NNSquad - Network Neutrality Squad

NNSquad Home Page

NNSquad Mailing List Information

 


[Date Prev][Date Next][Thread Prev][Thread Next][Date Index][Thread Index]

[ NNSquad ] Re: Comments on NNSquad Purpose


A common misunderstanding drives a lot of what's written about net 
neutrality. When Ed Whiteacre made his famous remark to the effect that 
"Google wasn't going to use his pipes for free," the subject under 
discussion was HDTV. Like Verizon, AT&T has made an investment in its 
infrastructure, upgrading it so that they could deliver a TV product 
that could compete on favorable terms with Cable (Verizon made a serious 
investment, AT&T not so much.) The "pipes" Whiteacre was talking about 
were the IPTV pipes, but the confusion between IPTV and the Internet 
permitted a wild controversy to be created around Whiteacre's remark.

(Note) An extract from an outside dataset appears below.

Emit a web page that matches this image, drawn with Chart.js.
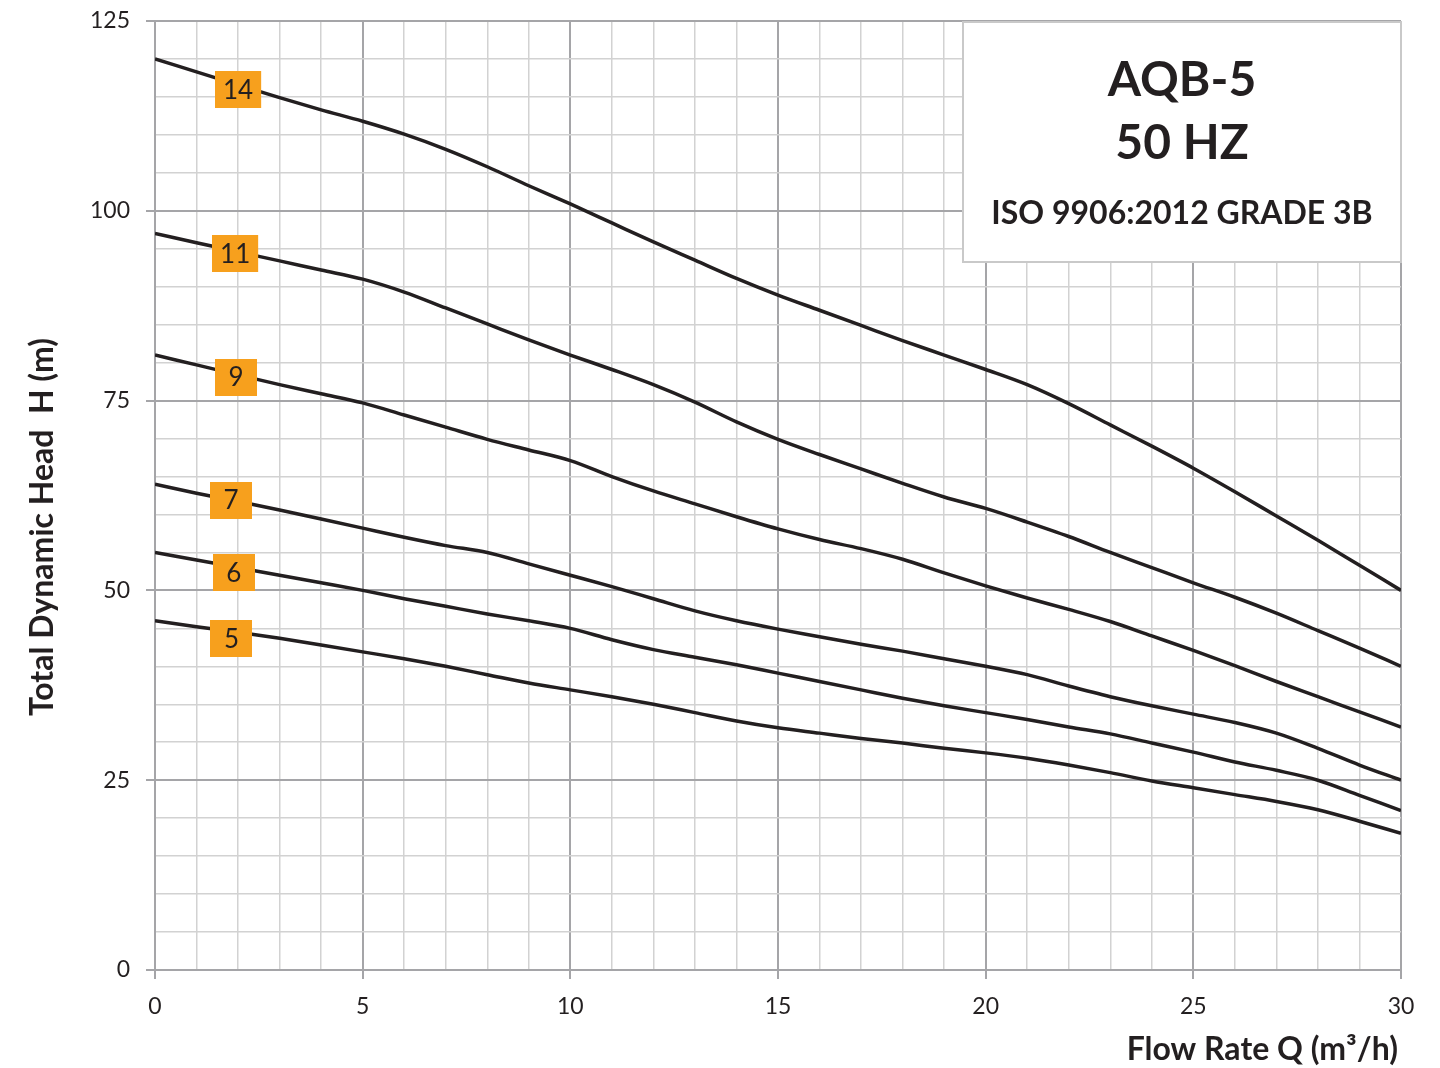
<!DOCTYPE html>
<html>
<head>
<meta charset="utf-8">
<script src="https://cdn.jsdelivr.net/npm/chart.js@4.4.1/dist/chart.umd.min.js"></script>
<style>
  html, body { margin: 0; padding: 0; background: #fff; }
  #wrap { width: 1440px; height: 1068px; position: relative; }
</style>
</head>
<body>
<div id="wrap"><canvas id="pumpChart" width="1440" height="1068"></canvas></div>
<script>
(function() {
    "use strict";

    // flow rate Q (m3/h)
    var flowQ = [0, 1, 2, 3, 4, 5, 6, 7, 8, 9, 10, 11, 12, 13, 14, 15, 16, 17, 18, 19, 20, 21, 22, 23, 24, 25, 26, 27, 28, 29, 30];

    // total dynamic head H (m) per stage count
    var head14 = [120, 118.3, 116.6, 114.9, 113.3, 111.8, 110.1, 108.1, 105.8, 103.3, 100.9, 98.4, 95.9, 93.5, 91.1, 88.9, 86.9, 84.9, 82.9, 81, 79.1, 77.1, 74.6, 71.8, 69, 66.1, 63, 59.8, 56.6, 53.3, 50];
    var head11 = [97, 95.8, 94.6, 93.4, 92.2, 91, 89.3, 87.2, 85.1, 83, 81, 79.1, 77.1, 74.8, 72.2, 69.9, 67.9, 66, 64.1, 62.3, 60.8, 59, 57.1, 55, 53, 51, 49.1, 47, 44.7, 42.4, 40];
    var head9 = [81, 79.7, 78.4, 77.1, 75.9, 74.7, 73.1, 71.5, 69.9, 68.5, 67.1, 65, 63.1, 61.4, 59.7, 58.1, 56.7, 55.5, 54.1, 52.3, 50.6, 49, 47.5, 45.9, 44, 42.1, 40.1, 38, 36, 34, 32];
    var head7 = [64, 62.8, 61.7, 60.6, 59.4, 58.2, 57, 55.9, 55, 53.5, 52, 50.5, 48.9, 47.3, 46, 44.9, 43.9, 42.9, 42, 41, 40, 38.9, 37.4, 36, 34.8, 33.7, 32.6, 31.2, 29.2, 27, 25];
    var head6 = [55, 54, 53, 52, 51, 50, 48.9, 47.9, 46.9, 46, 45, 43.5, 42.2, 41.2, 40.2, 39.1, 38, 36.9, 35.8, 34.8, 33.9, 33, 32, 31.1, 29.9, 28.7, 27.4, 26.3, 25, 23, 21];
    var head5 = [46, 45.2, 44.5, 43.7, 42.8, 41.9, 41, 40, 38.9, 37.8, 36.9, 36, 35, 33.9, 32.8, 31.9, 31.2, 30.5, 29.9, 29.2, 28.6, 27.9, 27, 26, 24.9, 24, 23.1, 22.2, 21.1, 19.6, 18];

    var stageNames = ["14", "11", "9", "7", "6", "5"];
    // where the orange stage tags sit (Q, H)
    var tagQ = [2.0, 1.93, 1.95, 1.83, 1.9, 1.84];
    var tagH = [116.0, 94.4, 78.1, 61.9, 52.3, 43.6];

    var titleLines = ["AQB-5", "50 HZ", "ISO 9906:2012 GRADE 3B"];

    var FONT = "Lato, 'Open Sans', sans-serif";
    var INK = "#231f20";

    function pts(ys) {
        return flowQ.map(function(q, i) { return { x: q, y: ys[i] }; });
    }
    var allHeads = [head14, head11, head9, head7, head6, head5];
    var datasets = allHeads.map(function(h, i) {
        return {
            label: stageNames[i],
            data: pts(h),
            borderColor: INK,
            borderWidth: 3.5,
            pointRadius: 0,
            cubicInterpolationMode: 'monotone',
            fill: false
        };
    });

    var overlay = {
        id: 'overlay',
        afterDatasetsDraw: function(chart) {
            var c = chart.ctx, a = chart.chartArea;
            var xs = chart.scales.x, ys = chart.scales.y;
            c.save();

            // stage tags
            c.font = "26px " + FONT;
            c.textAlign = 'center';
            c.textBaseline = 'middle';
            stageNames.forEach(function(n, i) {
                var px = xs.getPixelForValue(tagQ[i]);
                var py = ys.getPixelForValue(tagH[i]);
                var w = Math.max(42, c.measureText(n).width + 16);
                var h = 37;
                c.fillStyle = "#f7a01d";
                c.fillRect(Math.round(px - w / 2), Math.round(py - h / 2), w, h);
                c.fillStyle = INK;
                c.fillText(n, px, py + 1);
            });

            // info box
            var bx = 963, by = a.top + 1, bw = a.right - 963, bh = 240;
            c.fillStyle = "#ffffff";
            c.fillRect(bx, by, bw, bh);
            c.strokeStyle = "#c9c9c9";
            c.lineWidth = 2;
            c.strokeRect(bx, by, bw, bh);
            var cx = bx + bw / 2;
            c.fillStyle = INK;
            c.textBaseline = 'alphabetic';
            c.font = "bold 48px " + FONT;
            c.fillText(titleLines[0], cx, 96);
            c.fillText(titleLines[1], cx, 159);
            c.font = "bold 32px " + FONT;
            c.fillText(titleLines[2], cx, 224);

            // axis titles
            c.font = "bold 32px " + FONT;
            c.textAlign = 'right';
            c.fillText("Flow Rate Q (m\u00B3/h)", 1398, 1060);
            c.translate(53, 527);
            c.rotate(-Math.PI / 2);
            c.textAlign = 'center';
            c.fillText("Total Dynamic Head  H (m)", 0, 0);
            c.restore();
        }
    };

    function major(step) {
        return function(ctx) { return ctx.tick && ctx.tick.value % step === 0; };
    }
    var xMajor = major(5), yMajor = major(25);

    var ctx = document.getElementById("pumpChart");
    var myChart = new Chart(ctx, {
        type: 'line',
        data: { datasets: datasets },
        options: {
            responsive: false,
            animation: false,
            devicePixelRatio: 1,
            layout: { padding: { left: 0, right: 39, top: 21, bottom: 0 } },
            plugins: {
                legend: { display: false },
                tooltip: { enabled: false }
            },
            scales: {
                x: {
                    type: 'linear',
                    min: 0,
                    max: 30,
                    afterFit: function(s) { s.height = 98; },
                    ticks: {
                        stepSize: 1,
                        autoSkip: false,
                        maxRotation: 0,
                        padding: 14,
                        color: INK,
                        font: { family: FONT, size: 23 },
                        callback: function(v) { return v % 5 === 0 ? v : ''; }
                    },
                    grid: {
                        color: function(c) { return xMajor(c) ? '#a5a5a8' : '#d2d2d2'; },
                        lineWidth: function(c) { return xMajor(c) ? 2 : 1.5; },
                        tickColor: function(c) { return xMajor(c) ? '#a5a5a8' : 'rgba(0,0,0,0)'; },
                        tickLength: 9
                    },
                    border: { color: '#a5a5a8', width: 2 }
                },
                y: {
                    type: 'linear',
                    min: 0,
                    max: 125,
                    afterFit: function(s) {
                        s.width = 155;
                        s.paddingTop = 0;
                        s.paddingBottom = 0;
                    },
                    ticks: {
                        stepSize: 5,
                        autoSkip: false,
                        padding: 16,
                        color: INK,
                        font: { family: FONT, size: 23 },
                        callback: function(v) { return v % 25 === 0 ? v : ''; }
                    },
                    grid: {
                        color: function(c) { return yMajor(c) ? '#a5a5a8' : '#d2d2d2'; },
                        lineWidth: function(c) { return yMajor(c) ? 2 : 1.5; },
                        tickColor: function(c) { return yMajor(c) ? '#a5a5a8' : 'rgba(0,0,0,0)'; },
                        tickLength: 9
                    },
                    border: { color: '#a5a5a8', width: 2 }
                }
            }
        },
        plugins: [overlay]
    });
})();
</script>
</body>
</html>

A more direct statement was made by the former CEO of the former Bell 
South about offering some sort of mystically accelerated delivery which 
would, if taken seriously, be especially threatening to companies who've 
invested very heavily in massive server farms or Akamai-like 
relationships in order to reduce response times. The Bell South remark 
is typically attributed to AT&T by urban legend.

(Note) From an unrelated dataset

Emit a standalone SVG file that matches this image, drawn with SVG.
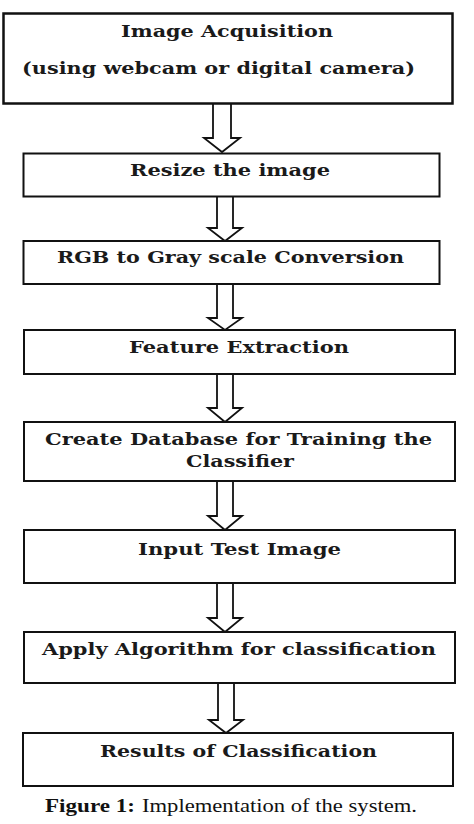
<svg xmlns="http://www.w3.org/2000/svg" width="474" height="824" viewBox="0 0 474 824">
<style>
.box{fill:#fff;stroke:#111;stroke-width:2}
.lbl{font-family:"DejaVu Serif","Liberation Serif",serif;font-weight:bold;font-size:16.5px;fill:#1a1a1a}
.arr{fill:#fff;stroke:#111;stroke-width:1.8;stroke-linejoin:miter}
.cap{font-family:"Liberation Serif","Times New Roman",serif;font-size:19px;fill:#111}
</style>
<rect width="474" height="824" fill="#fff"/>
<g id="connectors">
<path class="arr" d="M213,104 V138 H204 L222,152 L240,138 H231 V104"/>
<path class="arr" d="M217,197 V228 H208 L225,241 L242,228 H233 V197"/>
<path class="arr" d="M217,284 V318 H208 L225,330 L242,318 H233 V284"/>
<path class="arr" d="M217,374 V408 H208 L225,422 L242,408 H233 V374"/>
<path class="arr" d="M217,481 V516 H208 L225,530 L242,516 H233 V481"/>
<path class="arr" d="M217,583 V618 H208 L225,632 L242,618 H233 V583"/>
<path class="arr" d="M218,683 V720 H209 L226,733 L243,720 H234 V683"/>
</g>
<g id="n1">
<rect class="box" x="3.5" y="13.5" width="449" height="90" style="stroke-width:2.5"/>
<text class="lbl" x="121" y="37" textLength="212" lengthAdjust="spacingAndGlyphs">Image Acquisition</text>
<text class="lbl" x="22" y="74" textLength="393" lengthAdjust="spacingAndGlyphs">(using webcam or digital camera)</text>
</g>
<g id="n2">
<rect class="box" x="23.5" y="153.5" width="416" height="43"/>
<text class="lbl" x="130" y="175.5" textLength="200" lengthAdjust="spacingAndGlyphs">Resize the image</text>
</g>
<g id="n3">
<rect class="box" x="23.5" y="241" width="416" height="43"/>
<text class="lbl" x="57" y="263" textLength="347" lengthAdjust="spacingAndGlyphs">RGB to Gray scale Conversion</text>
</g>
<g id="n4">
<rect class="box" x="24" y="330" width="431" height="44"/>
<text class="lbl" x="129" y="353" textLength="220" lengthAdjust="spacingAndGlyphs">Feature Extraction</text>
</g>
<g id="n5">
<rect class="box" x="24" y="422" width="431" height="59"/>
<text class="lbl" x="45" y="445" textLength="387" lengthAdjust="spacingAndGlyphs">Create Database for Training the</text>
<text class="lbl" x="186" y="467" textLength="108" lengthAdjust="spacingAndGlyphs">Classifier</text>
</g>
<g id="n6">
<rect class="box" x="24" y="530" width="431" height="53"/>
<text class="lbl" x="138" y="555" textLength="203" lengthAdjust="spacingAndGlyphs">Input Test Image</text>
</g>
<g id="n7">
<rect class="box" x="24" y="632" width="431" height="51"/>
<text class="lbl" x="42" y="655" textLength="394" lengthAdjust="spacingAndGlyphs">Apply Algorithm for classification</text>
</g>
<g id="n8">
<rect class="box" x="23" y="733" width="430" height="53"/>
<text class="lbl" x="100" y="757" textLength="277" lengthAdjust="spacingAndGlyphs">Results of Classification</text>
</g>
<g id="caption">
<text class="cap" x="45" y="812" font-weight="bold" textLength="90" lengthAdjust="spacingAndGlyphs">Figure 1:</text>
<text class="cap" x="142" y="812" textLength="275" lengthAdjust="spacingAndGlyphs">Implementation of the system.</text>
</g>
</svg>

This is a round-about way of agreeing that the term net neutrality means 
so many things to so many people that it's not really useful. 
Rationalizing service contracts with FCC principles is a concrete and 
achievable goal; enforcing some vague notion of "neutrality" is not.

RB

Robert Oliver wrote:
> Well -- let's be careful here. Specifically, let's be careful about who 
> is paying for the better performance. Follow the money.
>
> The common references to "net neutrality" have been focused on the idea 
> of paying money for "higher performance" -- but this money was not to be 
> paid by the end user. The issue was that the ISPs were toying with the 
> idea of charging "content providers," (e.g., YouTube), a premium to 
> ensure that their traffic receives sufficient priority so as to be "good 
> quality" for the end users. If YouTube didn't pay the fee, their traffic 
> might have such a slow throughput or drop enough packets that end users 
> wouldn't want to watch. Meanwhile, the ISP might themselves have a video 
> site sister company that receives the high priority. This was the 
> initial jumping-off point for the net-neutrality concerns.